INDIANAPOLIS (WISH) -- On the list of memorable moments in Laura Rooney's career, a recent discovery wins by a nose. Or, more accurately, a snout.

This summer, while at a dig site in Wyoming, Rooney and the team from the Children's Museum of Indianapolis uncovered an almost fully intact Allosaurus snout.

"Everyone was screaming, I was crying, and it was the most exciting thing I've ever witnessed -- knowing that we found something in better condition than anyone dreamed of," Rooney shared in an announcement from the Children's Museum of Indianapolis.

Rooney is curator of paleontology for the museum and a critical part of a team tasked with finding and gently recovering dinosaurs.

The work is both tremendously time-consuming and ripe with unexpected moments of pure joy.

The museum team has experienced both over the last four years, as it works to locate and excavate pieces of an Allosaurus at the Jurassic Mile dig site in Wyoming.

Leaders say the work started in 2020 with the discovery of the legs and toes of the long-extinct animal, which shares several characteristics with the Tyrannosaurus Rex, but at a slightly more bantamweight and size. More years of work unearthed most of the rest of the skeleton, largely with the bones still where they would have been when the Allosaurus was alive.

"Finding an intact dinosaur is a sign its body was buried quickly after it died without being disturbed much by water, decay or scavengers," said Rooney, in comments provided by the Museum.

The exceptional condition of the dinosaur would take another leap forward in the moment that drew such rich emotion from Rooney.

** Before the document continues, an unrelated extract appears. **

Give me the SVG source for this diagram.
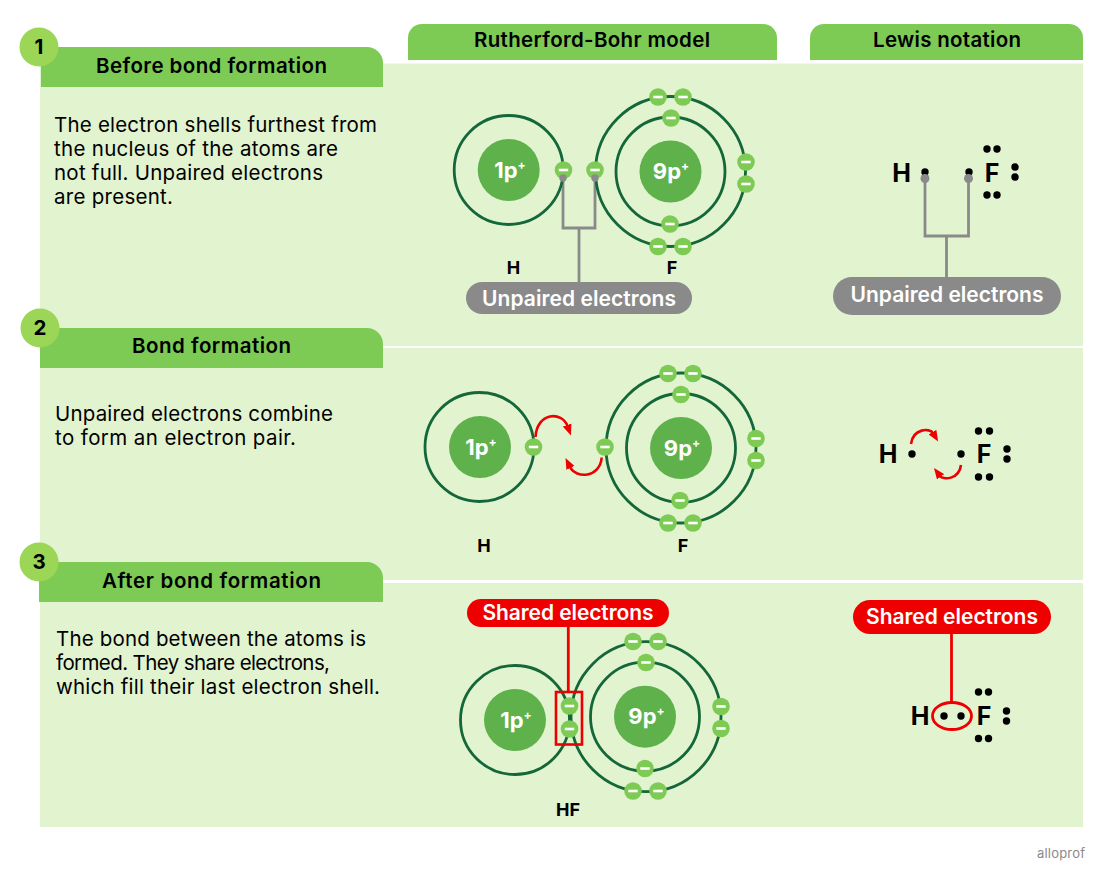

Cameras rolled for several heart-stopping moments as the team worked to keep a fossil-rich block of rock intact instead of seeing it slip and shatter into countless pieces.

"With a sound plan in place, we went for it, flipped the block over and you could see exactly what we had. The release of emotions was something I've never felt," Rooney recalls.

According to museum leaders, the block was then moved to Indianapolis, for excavation of the lower jaw, the teeth, and the top of the skull. They describe it as the "final piece of the puzzle" of a more complete picture of how the dinosaur lived.

The leg block from the initial discovery is on display at the Children's Museum Dinosphere exhibit.

Families inspired by the fossils have an opportunity to see the work in action with a visit to the Jurassic Mile dig site in Wyoming in 2025.